> The exercise: Give the data below again exactly as written, without its pictures.

————————

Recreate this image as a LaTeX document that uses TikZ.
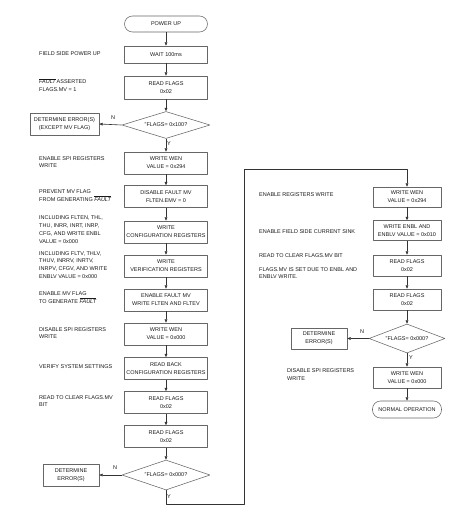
\documentclass[tikz,border=0pt]{standalone}
\usepackage{fontspec}
\setmainfont{Liberation Sans}
\usetikzlibrary{arrows.meta,shapes.geometric,calc}

\newcommand{\faultbar}{$\overline{\mbox{\itshape FAULT}}$}

\begin{document}
\begin{tikzpicture}[
    x=1pt, y=-1pt,
    >={Triangle[length=3.4pt,width=2.8pt]},
    line join=round,
    font=\fontsize{5.5}{7.8}\selectfont,
    box/.style={draw=black!60, line width=0.55pt, minimum width=83pt,
        minimum height=22pt, inner sep=1pt, align=center, text=black!90},
    rbox/.style={box, minimum width=68pt, minimum height=21pt},
    term/.style={box, rounded corners=8pt, minimum height=16pt},
    test/.style={draw=black!60, line width=0.55pt, diamond, aspect=3.2,
        inner sep=0pt, text=black!90},
    note/.style={anchor=west, align=left, inner sep=0pt, text=black!90},
    yn/.style={inner sep=0pt, text=black!90},
    flow/.style={draw=black!80, line width=0.6pt, ->}
]

% -----------------------
% Parameters
% -----------------------
\def\cx{166}
\def\rx{407}
\def\nx{39}

\useasboundingbox (0,0) rectangle (474,519);

% -----------------------
% Left column
% -----------------------
\node[term] (pwr) at (\cx,24) {POWER UP};
\node[box, minimum height=17pt] (wait) at (\cx,54.5) {WAIT 100ms};
\node[box, minimum height=23pt] (rf1) at (\cx,87.5) {READ FLAGS\\0x02};
\node[test, minimum width=88pt, minimum height=27pt] (dc1) at (\cx,125) {"FLAGS= 0x100?};
\node[box, minimum width=69pt] (er1) at (64.5,124) {DETERMINE ERROR(S)\\(EXCEPT MV FLAG)};

\node[box] (wen1) at (\cx,163) {WRITE WEN\\VALUE = 0x294};
\node[box] (dis) at (\cx,196.5) {DISABLE FAULT MV\\FLTEN.EMV = 0};
\node[box] (wcfg) at (\cx,232) {WRITE\\CONFIGURATION REGISTERS};
\node[box] (wver) at (\cx,266) {WRITE\\VERIFICATION REGISTERS};
\node[box] (enf) at (\cx,300) {ENABLE FAULT MV\\WRITE FLTEN AND FLTEV};
\node[box] (wen2) at (\cx,334) {WRITE WEN\\VALUE = 0x000};
\node[box] (rbk) at (\cx,368.5) {READ BACK\\CONFIGURATION REGISTERS};
\node[box] (rf2) at (\cx,402.5) {READ FLAGS\\0x02};
\node[box] (rf3) at (\cx,436.5) {READ FLAGS\\0x02};
\node[test, minimum width=88pt, minimum height=30pt] (dc2) at (\cx,475) {"FLAGS= 0x000?};
\node[box, minimum width=56pt] (er2) at (71,475) {DETERMINE\\ERROR(S)};

% -----------------------
% Right column
% -----------------------
\node[rbox, minimum height=20pt] (wen3) at (\rx,197) {WRITE WEN\\VALUE = 0x294};
\node[rbox, minimum height=20pt] (enb) at (\rx,230.5) {WRITE ENBL AND\\ENBLV VALUE = 0x010};
\node[rbox] (rf4) at (\rx,265.5) {READ FLAGS\\0x02};
\node[rbox] (rf5) at (\rx,299.5) {READ FLAGS\\0x02};
\node[test, minimum width=76pt, minimum height=29pt] (dc3) at (\rx,338.5) {"FLAGS= 0x000?};
\node[rbox, minimum width=56pt] (er3) at (319,338.5) {DETERMINE\\ERROR(S)};
\node[rbox] (wen4) at (\rx,377.5) {WRITE WEN\\VALUE = 0x000};
\node[term, minimum width=69pt, minimum height=17pt] (nop) at (\rx,409.5) {NORMAL OPERATION};

% -----------------------
% Flow arrows
% -----------------------
\foreach \a/\b in {pwr/wait, wait/rf1, rf1/dc1, dc1/wen1, wen1/dis, dis/wcfg,
    wcfg/wver, wver/enf, enf/wen2, wen2/rbk, rbk/rf2, rf2/rf3, rf3/dc2,
    wen3/enb, enb/rf4, rf4/rf5, rf5/dc3, dc3/wen4, wen4/nop}
    \draw[flow] (\a.south) -- (\b.north);

\draw[flow] (dc1.west) -- (er1.east);
\draw[flow] (dc2.west) -- (er2.east);
\draw[flow] (dc3.west) -- (er3.east);

% loop to right column
\coordinate (lpA) at (244,504);
\coordinate (lpB) at (244,169);
\draw[flow] (dc2.south) |- (lpA) -- (lpB) -| (wen3.north);

% -----------------------
% Y / N
% -----------------------
\node[yn] (n1) at (113,118) {N};
\node[yn] (y1) at (169,144) {Y};
\node[yn] (n2) at (115,468) {N};
\node[yn] (y2) at (169,497) {Y};
\node[yn] (n3) at (362,332) {N};
\node[yn] (y3) at (411,358) {Y};

% -----------------------
% Notes, left
% -----------------------
\node[note] (t1) at (\nx,54) {FIELD SIDE POWER UP};
\node[note] (t2) at (\nx,85) {\faultbar\,ASSERTED\\FLAGS.MV = 1};
\node[note] (t3) at (\nx,162) {ENABLE SPI REGISTERS\\WRITE};
\node[note] (t4) at (\nx,195.5) {PREVENT MV FLAG\\FROM GENERATING \faultbar};
\node[note] (t5) at (\nx,229.5) {INCLUDING FLTEN, THL,\\THU, INRR, INRT, INRP,\\CFG, AND WRITE ENBL\\VALUE = 0x000};
\node[note] (t6) at (\nx,265) {INCLUDING FLTV, THLV,\\THUV, INRRV, INRTV,\\INRPV, CFGV, AND WRITE\\ENBLV VALUE = 0x000};
\node[note] (t7) at (\nx,298) {ENABLE MV FLAG\\TO GENERATE \faultbar};
\node[note] (t8) at (\nx,333) {DISABLE SPI REGISTERS\\WRITE};
\node[note] (t9) at (\nx,367) {VERIFY SYSTEM SETTINGS};
\node[note] (t10) at (\nx,401) {READ TO CLEAR FLAGS.MV\\BIT};

% -----------------------
% Notes, right
% -----------------------
\node[note] (u1) at (259,195) {ENABLE REGISTERS WRITE};
\node[note] (u2) at (259,232) {ENABLE FIELD SIDE CURRENT SINK};
\node[note] (u3) at (259,256) {READ TO CLEAR FLAGS.MV BIT};
\node[note] (u4) at (259,273) {FLAGS.MV IS SET DUE TO ENBL AND\\ENBLV WRITE.};
\node[note] (u5) at (287,374.5) {DISABLE SPI REGISTERS\\WRITE};

\end{tikzpicture}
\end{document}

————————

> Finished task:
Recreate this image as a LaTeX document that uses TikZ.
\documentclass[tikz,border=0pt]{standalone}
\usepackage{fontspec}
\setmainfont{Liberation Sans}
\usetikzlibrary{arrows.meta,shapes.geometric,calc}

\newcommand{\faultbar}{$\overline{\mbox{\itshape FAULT}}$}

\begin{document}
\begin{tikzpicture}[
    x=1pt, y=-1pt,
    >={Triangle[length=3.4pt,width=2.8pt]},
    line join=round,
    font=\fontsize{5.5}{7.8}\selectfont,
    box/.style={draw=black!60, line width=0.55pt, minimum width=83pt,
        minimum height=22pt, inner sep=1pt, align=center, text=black!90},
    rbox/.style={box, minimum width=68pt, minimum height=21pt},
    term/.style={box, rounded corners=8pt, minimum height=16pt},
    test/.style={draw=black!60, line width=0.55pt, diamond, aspect=3.2,
        inner sep=0pt, text=black!90},
    note/.style={anchor=west, align=left, inner sep=0pt, text=black!90},
    yn/.style={inner sep=0pt, text=black!90},
    flow/.style={draw=black!80, line width=0.6pt, ->}
]

% -----------------------
% Parameters
% -----------------------
\def\cx{166}
\def\rx{407}
\def\nx{39}

\useasboundingbox (0,0) rectangle (474,519);

% -----------------------
% Left column
% -----------------------
\node[term] (pwr) at (\cx,24) {POWER UP};
\node[box, minimum height=17pt] (wait) at (\cx,54.5) {WAIT 100ms};
\node[box, minimum height=23pt] (rf1) at (\cx,87.5) {READ FLAGS\\0x02};
\node[test, minimum width=88pt, minimum height=27pt] (dc1) at (\cx,125) {"FLAGS= 0x100?};
\node[box, minimum width=69pt] (er1) at (64.5,124) {DETERMINE ERROR(S)\\(EXCEPT MV FLAG)};

\node[box] (wen1) at (\cx,163) {WRITE WEN\\VALUE = 0x294};
\node[box] (dis) at (\cx,196.5) {DISABLE FAULT MV\\FLTEN.EMV = 0};
\node[box] (wcfg) at (\cx,232) {WRITE\\CONFIGURATION REGISTERS};
\node[box] (wver) at (\cx,266) {WRITE\\VERIFICATION REGISTERS};
\node[box] (enf) at (\cx,300) {ENABLE FAULT MV\\WRITE FLTEN AND FLTEV};
\node[box] (wen2) at (\cx,334) {WRITE WEN\\VALUE = 0x000};
\node[box] (rbk) at (\cx,368.5) {READ BACK\\CONFIGURATION REGISTERS};
\node[box] (rf2) at (\cx,402.5) {READ FLAGS\\0x02};
\node[box] (rf3) at (\cx,436.5) {READ FLAGS\\0x02};
\node[test, minimum width=88pt, minimum height=30pt] (dc2) at (\cx,475) {"FLAGS= 0x000?};
\node[box, minimum width=56pt] (er2) at (71,475) {DETERMINE\\ERROR(S)};

% -----------------------
% Right column
% -----------------------
\node[rbox, minimum height=20pt] (wen3) at (\rx,197) {WRITE WEN\\VALUE = 0x294};
\node[rbox, minimum height=20pt] (enb) at (\rx,230.5) {WRITE ENBL AND\\ENBLV VALUE = 0x010};
\node[rbox] (rf4) at (\rx,265.5) {READ FLAGS\\0x02};
\node[rbox] (rf5) at (\rx,299.5) {READ FLAGS\\0x02};
\node[test, minimum width=76pt, minimum height=29pt] (dc3) at (\rx,338.5) {"FLAGS= 0x000?};
\node[rbox, minimum width=56pt] (er3) at (319,338.5) {DETERMINE\\ERROR(S)};
\node[rbox] (wen4) at (\rx,377.5) {WRITE WEN\\VALUE = 0x000};
\node[term, minimum width=69pt, minimum height=17pt] (nop) at (\rx,409.5) {NORMAL OPERATION};

% -----------------------
% Flow arrows
% -----------------------
\foreach \a/\b in {pwr/wait, wait/rf1, rf1/dc1, dc1/wen1, wen1/dis, dis/wcfg,
    wcfg/wver, wver/enf, enf/wen2, wen2/rbk, rbk/rf2, rf2/rf3, rf3/dc2,
    wen3/enb, enb/rf4, rf4/rf5, rf5/dc3, dc3/wen4, wen4/nop}
    \draw[flow] (\a.south) -- (\b.north);

\draw[flow] (dc1.west) -- (er1.east);
\draw[flow] (dc2.west) -- (er2.east);
\draw[flow] (dc3.west) -- (er3.east);

% loop to right column
\coordinate (lpA) at (244,504);
\coordinate (lpB) at (244,169);
\draw[flow] (dc2.south) |- (lpA) -- (lpB) -| (wen3.north);

% -----------------------
% Y / N
% -----------------------
\node[yn] (n1) at (113,118) {N};
\node[yn] (y1) at (169,144) {Y};
\node[yn] (n2) at (115,468) {N};
\node[yn] (y2) at (169,497) {Y};
\node[yn] (n3) at (362,332) {N};
\node[yn] (y3) at (411,358) {Y};

% -----------------------
% Notes, left
% -----------------------
\node[note] (t1) at (\nx,54) {FIELD SIDE POWER UP};
\node[note] (t2) at (\nx,85) {\faultbar\,ASSERTED\\FLAGS.MV = 1};
\node[note] (t3) at (\nx,162) {ENABLE SPI REGISTERS\\WRITE};
\node[note] (t4) at (\nx,195.5) {PREVENT MV FLAG\\FROM GENERATING \faultbar};
\node[note] (t5) at (\nx,229.5) {INCLUDING FLTEN, THL,\\THU, INRR, INRT, INRP,\\CFG, AND WRITE ENBL\\VALUE = 0x000};
\node[note] (t6) at (\nx,265) {INCLUDING FLTV, THLV,\\THUV, INRRV, INRTV,\\INRPV, CFGV, AND WRITE\\ENBLV VALUE = 0x000};
\node[note] (t7) at (\nx,298) {ENABLE MV FLAG\\TO GENERATE \faultbar};
\node[note] (t8) at (\nx,333) {DISABLE SPI REGISTERS\\WRITE};
\node[note] (t9) at (\nx,367) {VERIFY SYSTEM SETTINGS};
\node[note] (t10) at (\nx,401) {READ TO CLEAR FLAGS.MV\\BIT};

% -----------------------
% Notes, right
% -----------------------
\node[note] (u1) at (259,195) {ENABLE REGISTERS WRITE};
\node[note] (u2) at (259,232) {ENABLE FIELD SIDE CURRENT SINK};
\node[note] (u3) at (259,256) {READ TO CLEAR FLAGS.MV BIT};
\node[note] (u4) at (259,273) {FLAGS.MV IS SET DUE TO ENBL AND\\ENBLV WRITE.};
\node[note] (u5) at (287,374.5) {DISABLE SPI REGISTERS\\WRITE};

\end{tikzpicture}
\end{document}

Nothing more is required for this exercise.